During fieldwork, the audit team develops preliminary findings, noting specific transactions that violate the contract or regulation. The auditors then issue Draft Findings, often in a formal report that quantifies the financial exceptions found during the review. COPAS guidelines often suggest the lead audit company should issue the draft report within 90 to 180 days after fieldwork completion.

The audited party has a formalized period, typically 60 to 90 days, to issue a Response to the draft findings. This response must address each exception individually, providing additional documentation or a detailed explanation to justify the original charge or payment calculation.

The final stage is Negotiation and Resolution, where the parties attempt to settle the disputed findings. Negotiation focuses on the legal and contractual interpretation of the exceptions, and financial exposure is adjusted based on supporting documentation strength. This stage concludes with the issuance of a Final Audit Report, which specifies the agreed-upon financial exceptions.

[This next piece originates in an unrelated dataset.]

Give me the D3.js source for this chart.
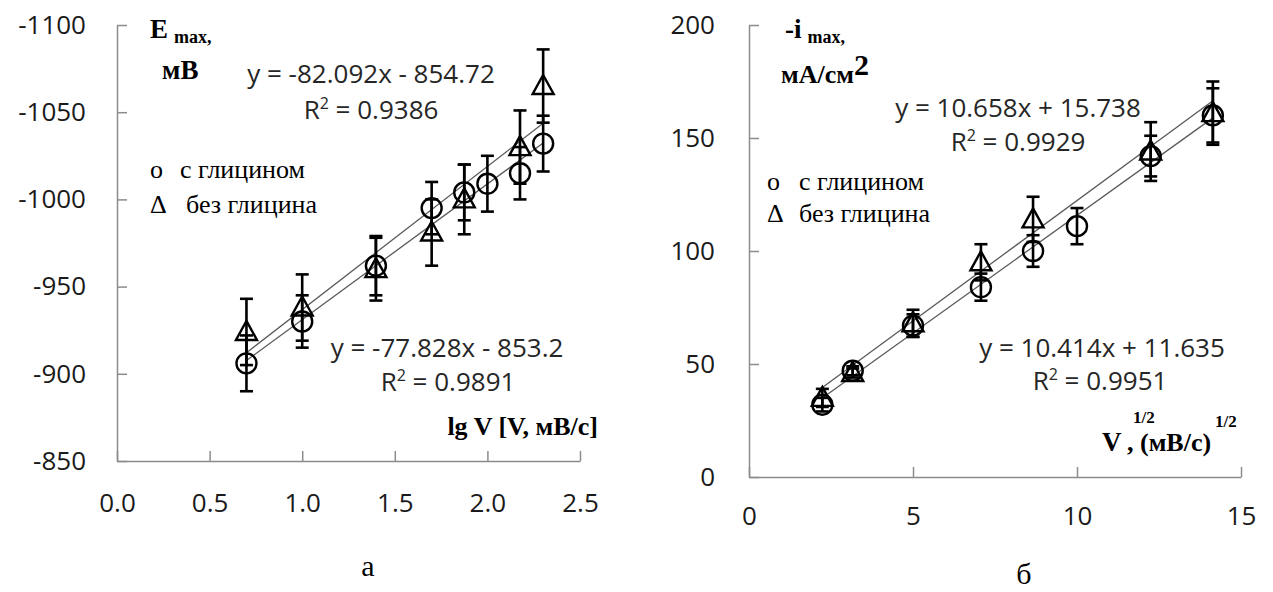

The final report triggers the financial adjustment process. The Operator issues an adjusting JIB or the Payor makes a supplemental royalty payment to settle the exceptions. If disputes remain unresolved, the contract dictates the next step.

Record Retention requirements follow the resolution of the audit. Operators must maintain all records for the time period specified in the JOA. Proper documentation retention is essential, as the absence of supporting records for a charge usually results in an automatic exception in favor of the auditing party.